At 09:23 PM 9/19/2001 -0400, Gregor N. Purdy wrote:
> > >Dan? Does this fly in the face of your overall design, or is this
> > >a good thing?
> >
> > Cool, but not a good thing. The problem with it is there's a lot of
> > extraneous stuff scattered in the function table structure. That's
> going to
> > reduce the L1 cache hit rate, and I'd rather not do that.
> >
> > Separate arrays would be fine, but just not unified like that.
>
>("This may be free software, but them ain't free cycles!" :-)
Damn straight. :) Making more work for us is fine if it makes the ultimate
interpreter faster.
>Suppose I put back the function-pointers-only array and remove the
>function pointers from the new one (partway back to the way it was).
>Do you see other problems with this?
I want the table we look function pointers up in to be *just* function
pointers and nothing but. (I'm also considering analyzing the code the
compiler spits out and ordering the opcodes such that ones commonly
executed together are next to one another in the table)
The big reason here is cache coherency, and here's a (simplified)

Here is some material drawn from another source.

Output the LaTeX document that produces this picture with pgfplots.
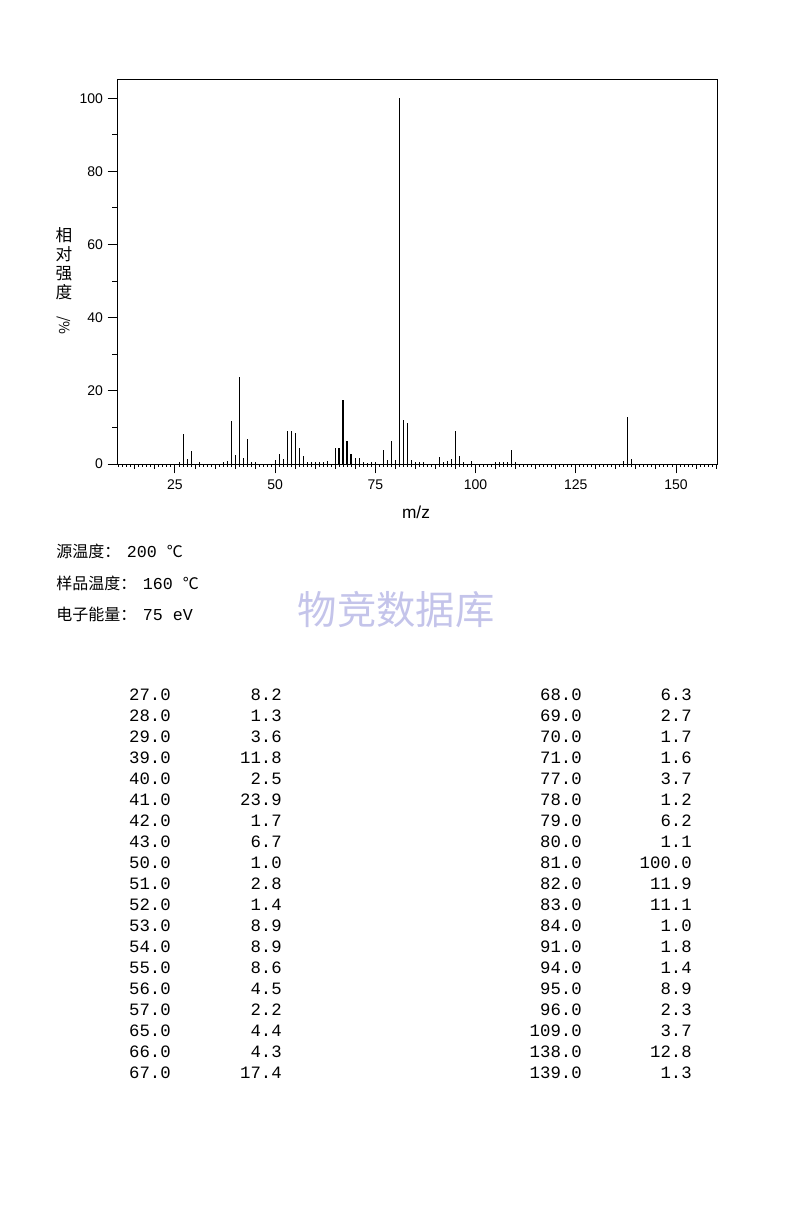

explanation of why it's important.
When the CPU fetches data from memory into its cache, it usually fetches a
good-sized chunk, (called a cache line) anywhere from 8 to 64 bytes at once
depending on the CPU architecture. Getting that data in is reasonably slow,
especially if it has to come in from main memory. (We're talking 10 to 100
cycles) Once it's in the cache, though, accessing it takes a cycle or two.
Generally speaking a single function table entry will take less than a
whole cache line. That means we get the rest of the data in that cache line
loaded free, and we don't have to pay to fault it in later. If we have
other stuff in the table, though, we're loading in useless data. (Useless
in the sense that we're not going to use it)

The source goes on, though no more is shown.